Don’t extend validity of Penang highway’s EIA, Putrajaya told

Don’t extend validity of Penang highway’s EIA, Putrajaya told

NGO Penang Forum says it will set a bad precedent if the environmental impact assessment on the highway which is estimated to cost RM7.5 billion, is renewed again.

Penang Forum’s Lim Mah Hui and Khoo Salma Nasution claim that extending the environmental impact assessment could also be seen as an abuse of power.
GEORGE TOWN:
Putrajaya has been urged not to extend the validity of the environmental impact assessment (EIA) for Penang’s Pan Island Link 1 highway, a project that green groups feel poses a threat to the island’s sensitive ecosystem.

This was after Penang recently said it would ask for the validity of the EIA for the state’s biggest highway to be extended following its expiry on April 10.

In writing to the environment department (DoE) today, Penang Forum said the EIA should not be extended, as it would set a bad precedent and could be construed as an abuse of power.

It said it previously sent a 38-page document of experts’ feedback on the project to the DoE and the former environment minister, Yeo Bee Yin, but never heard back from them.

“Unfortunately, Penang Forum has never received a response to our feedback, written meticulously by former professors and environmental experts in the field.

“We hope the DoE will keep up its environmental standards without fear or favour for the coming generation,” the group’s representatives Lim Mah Hui and Khoo Salma Nasution said.

The letter was also sent to environment and water minister Tuan Ibrahim Tuan Man.
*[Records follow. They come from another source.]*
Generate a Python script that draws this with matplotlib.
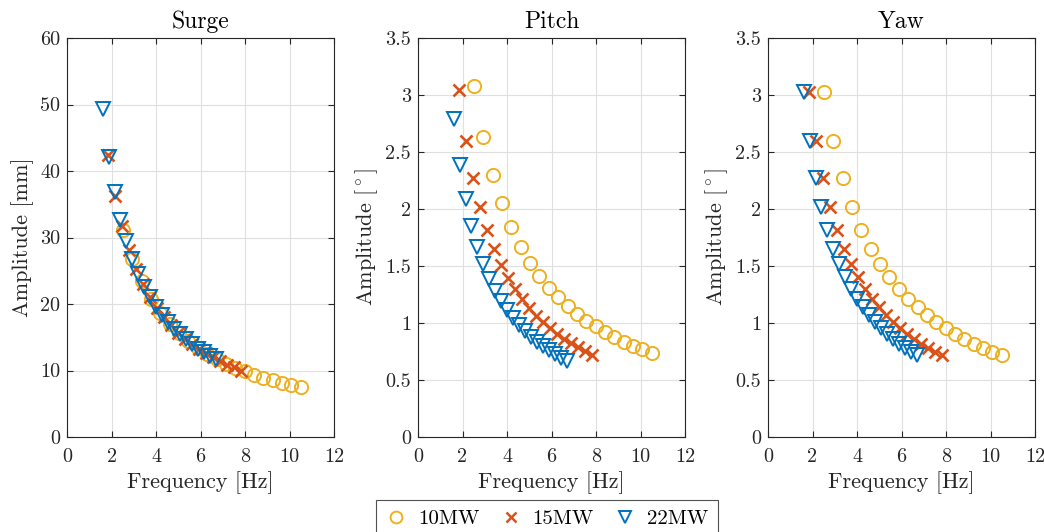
import matplotlib
matplotlib.use("Agg")
import matplotlib.pyplot as plt
from matplotlib.lines import Line2D

plt.rcParams['font.family'] = 'cmr10'
plt.rcParams['mathtext.fontset'] = 'cm'
plt.rcParams['axes.formatter.use_mathtext'] = True

# Frequencies [Hz]
f10 = [2.52, 2.94, 3.36, 3.78, 4.20, 4.62, 5.04, 5.46, 5.88, 6.30,
       6.72, 7.14, 7.56, 7.98, 8.40, 8.82, 9.24, 9.66, 10.08, 10.50]
f15 = [1.85, 2.16, 2.48, 2.79, 3.11, 3.42, 3.73, 4.05, 4.36, 4.68,
       4.99, 5.30, 5.62, 5.93, 6.25, 6.56, 6.87, 7.19, 7.50, 7.82]
f22 = [1.60, 1.87, 2.14, 2.40, 2.67, 2.94, 3.21, 3.48, 3.74, 4.01,
       4.28, 4.55, 4.82, 5.08, 5.35, 5.62, 5.89, 6.16, 6.42, 6.69]

# Surge amplitudes [mm]
surge10 = [31.2, 26.8, 23.4, 20.8, 18.7, 17.0, 15.6, 14.4, 13.4, 12.5,
           11.7, 11.0, 10.4, 9.85, 9.35, 8.9, 8.5, 8.13, 7.8, 7.5]
surge15 = [42.4, 36.3, 31.7, 28.1, 25.3, 23.0, 21.0, 19.4, 18.0, 16.8,
           15.7, 14.8, 14.0, 13.2, 12.6, 12.0, 11.4, 10.9, 10.5, 10.0]
surge22 = [49.3, 42.1, 36.8, 32.7, 29.4, 26.8, 24.5, 22.6, 21.0, 19.6,
           18.4, 17.3, 16.3, 15.5, 14.7, 14.0, 13.3, 12.8, 12.2, 11.7]

# Pitch amplitudes [deg]
pitch10 = [3.08, 2.63, 2.30, 2.05, 1.84, 1.67, 1.53, 1.415, 1.31, 1.225,
           1.15, 1.08, 1.02, 0.97, 0.92, 0.875, 0.835, 0.80, 0.77, 0.737]
pitch15 = [3.04, 2.60, 2.27, 2.02, 1.82, 1.65, 1.51, 1.395, 1.30, 1.21,
           1.13, 1.065, 1.005, 0.953, 0.905, 0.862, 0.822, 0.786, 0.754, 0.72]
pitch22 = [2.79, 2.39, 2.09, 1.85, 1.67, 1.515, 1.39, 1.285, 1.19, 1.11,
           1.045, 0.98, 0.93, 0.88, 0.835, 0.795, 0.76, 0.727, 0.695, 0.667]

# Yaw amplitudes [deg]
yaw10 = [3.03, 2.60, 2.27, 2.02, 1.82, 1.65, 1.515, 1.40, 1.30, 1.21,
         1.14, 1.07, 1.01, 0.956, 0.906, 0.863, 0.82, 0.78, 0.75, 0.72]
yaw15 = list(yaw10)
yaw22 = list(yaw10)

series_labels = ['10MW', '15MW', '22MW']
colors = ['#EDB120', '#D95319', '#0072BD']
markers = ['o', 'x', 'v']

titles = ['Surge', 'Pitch', 'Yaw']
ylabels = ['Amplitude [mm]', r'Amplitude [$^\circ$]', r'Amplitude [$^\circ$]']
ylims = [(0, 60), (0, 3.5), (0, 3.5)]
yticks = [[0, 10, 20, 30, 40, 50, 60], [0, 0.5, 1, 1.5, 2, 2.5, 3, 3.5], [0, 0.5, 1, 1.5, 2, 2.5, 3, 3.5]]
xticks = [0, 2, 4, 6, 8, 10, 12]

data = [
    [(f10, surge10), (f15, surge15), (f22, surge22)],
    [(f10, pitch10), (f15, pitch15), (f22, pitch22)],
    [(f10, yaw10), (f15, yaw15), (f22, yaw22)],
]

W, H = 1044, 532
fig = plt.figure(figsize=(W/100, H/100), dpi=100)
lefts = [67, 418, 768]
aw = 267
top, bottom = 38, 437

axes = []
for i in range(3):
    ax = fig.add_axes([lefts[i]/W, 1 - bottom/H, aw/W, (bottom - top)/H])
    axes.append(ax)
    for (x, y), c, m, lab in zip(data[i], colors, markers, series_labels):
        if m == 'x':
            ax.plot(x, y, linestyle='none', marker=m, color=c, markersize=8,
                    markeredgewidth=1.9, label=lab)
        else:
            ax.plot(x, y, linestyle='none', marker=m, markerfacecolor='none',
                    markeredgecolor=c, markersize=9.5 if m == 'o' else 10,
                    markeredgewidth=1.4, label=lab)
    ax.set_xlim(0, 12)
    ax.set_ylim(*ylims[i])
    ax.set_xticks(xticks)
    ax.set_yticks(yticks[i])
    ax.set_yticklabels([('%g' % v) for v in yticks[i]])
    ax.set_xticklabels([('%g' % v) for v in xticks])
    ax.grid(True, color='#DFDFDF', linewidth=0.8)
    ax.set_axisbelow(True)
    ax.tick_params(direction='in', top=True, right=True, length=4, width=0.8,
                   color='#262626', labelsize=14.5, labelcolor='#262626')
    ax.tick_params(axis='x', pad=8)
    ax.tick_params(axis='y', pad=5)
    for s in ax.spines.values():
        s.set_color('#262626')
        s.set_linewidth(0.8)
    ax.set_title(titles[i], fontsize=17, color='#000000', pad=7)
    ax.set_xlabel('Frequency [Hz]', fontsize=16, color='#262626', labelpad=4)
    ax.set_ylabel(ylabels[i], fontsize=16, color='#262626', labelpad=4)

handles = [Line2D([], [], linestyle='none', marker=m, color=c,
                  markerfacecolor='none' if m != 'x' else c,
                  markeredgecolor=c, markersize=8.5 if m != 'x' else 7,
                  markeredgewidth=1.8 if m == 'x' else 1.4)
           for m, c in zip(markers, colors)]
leg = fig.legend(handles, series_labels, loc='center', ncol=3,
                 bbox_to_anchor=(547/W, 1 - 519/H), fontsize=15,
                 frameon=True, fancybox=False, edgecolor='#262626',
                 borderpad=0.45, handletextpad=0.55, columnspacing=1.0,
                 handlelength=1.0)
leg.get_frame().set_linewidth(0.8)

fig.savefig('out.png', dpi=100)
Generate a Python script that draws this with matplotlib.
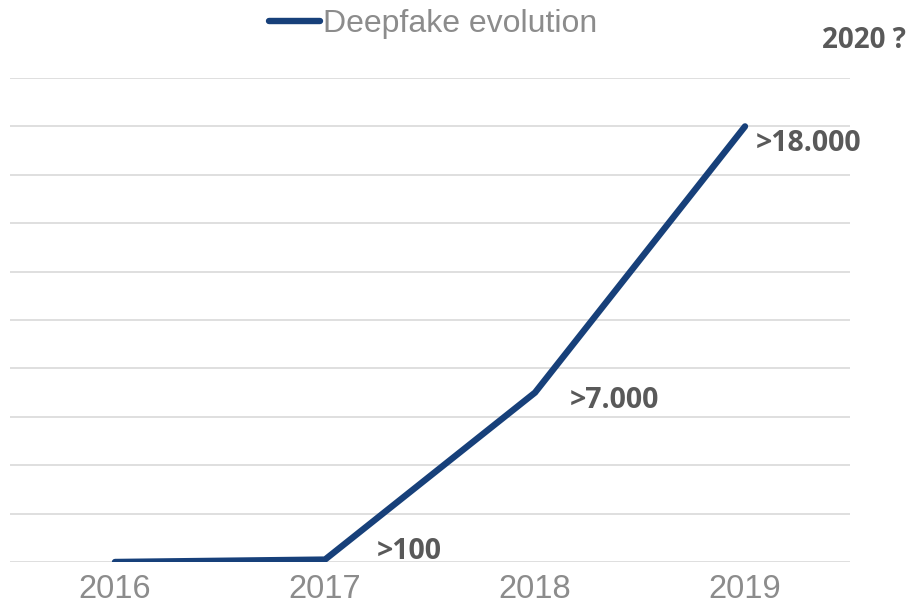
import matplotlib
matplotlib.use("Agg")
import matplotlib.pyplot as plt

years = ["2016", "2017", "2018", "2019"]
videos = [0, 100, 7000, 18000]
point_labels = ["", ">100", ">7.000", ">18.000"]
series_name = "Deepfake evolution"

line_color = "#17407a"
label_color = "#595959"
tick_color = "#8c8c8c"

fig = plt.figure(figsize=(9.13, 6.16), dpi=100)
ax = fig.add_axes([10 / 913, 54 / 616, 840 / 913, 484 / 616])

x = range(len(years))
ax.plot(x, videos, color=line_color, lw=4.6, solid_capstyle="round",
        solid_joinstyle="miter", label=series_name, zorder=3)

ax.set_xlim(-0.5, 3.5)
ax.set_ylim(0, 20000)
ax.set_yticks(range(0, 20001, 2000))
ax.set_yticklabels([])
ax.tick_params(axis="y", length=0)
ax.grid(axis="y", color="#d9d9d9", lw=1.2)
ax.set_axisbelow(True)
for s in ax.spines.values():
    s.set_visible(False)

ax.set_xticks(list(x))
ax.set_xticklabels(years, fontsize=23.5, color=tick_color, family="Liberation Sans")
ax.tick_params(axis="x", length=0, pad=9)

# point labels, offsets in points
offsets = [(0, 0), (37, 6), (25, -6), (8, -12)]
for i, lab in enumerate(point_labels):
    if lab:
        ax.annotate(lab, (i, videos[i]), xytext=offsets[i], textcoords="offset points",
                    ha="left", va="center", fontsize=20.5, fontweight="bold",
                    color=label_color, family="Open Sans")

fig.text(822 / 913, 1 - 40 / 616, "2020 ?", ha="left", va="center", fontsize=20,
         fontweight="bold", color=label_color, family="Open Sans")

leg = fig.legend(loc="center", bbox_to_anchor=(433 / 913, 1 - 24 / 616), frameon=False,
                 handlelength=1.6, handletextpad=0.1,
                 prop={"family": "Liberation Sans", "size": 23})
for t in leg.get_texts():
    t.set_color(tick_color)

fig.savefig("out.png", dpi=100)
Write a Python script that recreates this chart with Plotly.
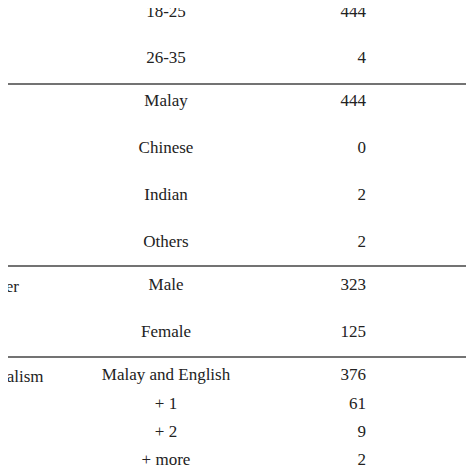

A critical factor in getting the project moving, the EIA was granted on April 10, 2019, with a two-year expiration. It was extended by another year in 2021. The 19.5km project has yet to begin due to funding issues and will cost the state RM7.5 billion.

In 2018, Penang Forum found PIL 1’s EIA unsatisfactory and released a report to the DoE urging them to reject the EIA and order that another fresh EIA be carried out.

Chief among the forum’s concerns was that the EIA did not meet standards set under environmental law and the threat of sinking from drilling and blasting in tunnelling through the Penang Hill range.

However, the state government had allayed such fears of subsidence before, saying the tunnelling process would be done slowly and steadily.

In the report, the group also pointed out a red flag from those who prepared the EIA themselves, where the PIL 1 highway would be congested again by 2030, which is about five to seven years after the highway was scheduled to complete.

The Penang government had said the project was professionally undertaken and that 80% of Penangites supported the project, which it called the “silent majority”.

The 19.5km six-lane highway will link Gurney Drive to the northeast of the island via the hills of Air Itam, Paya Terubong and Sungai Ara before ending close to the airport and second bridge in the south.

It will allow motorists to arrive at the airport from Gurney Drive in 15 minutes.

FMT has contacted the Penang government, the Penang Infrastructure Corporation and DoE for comment.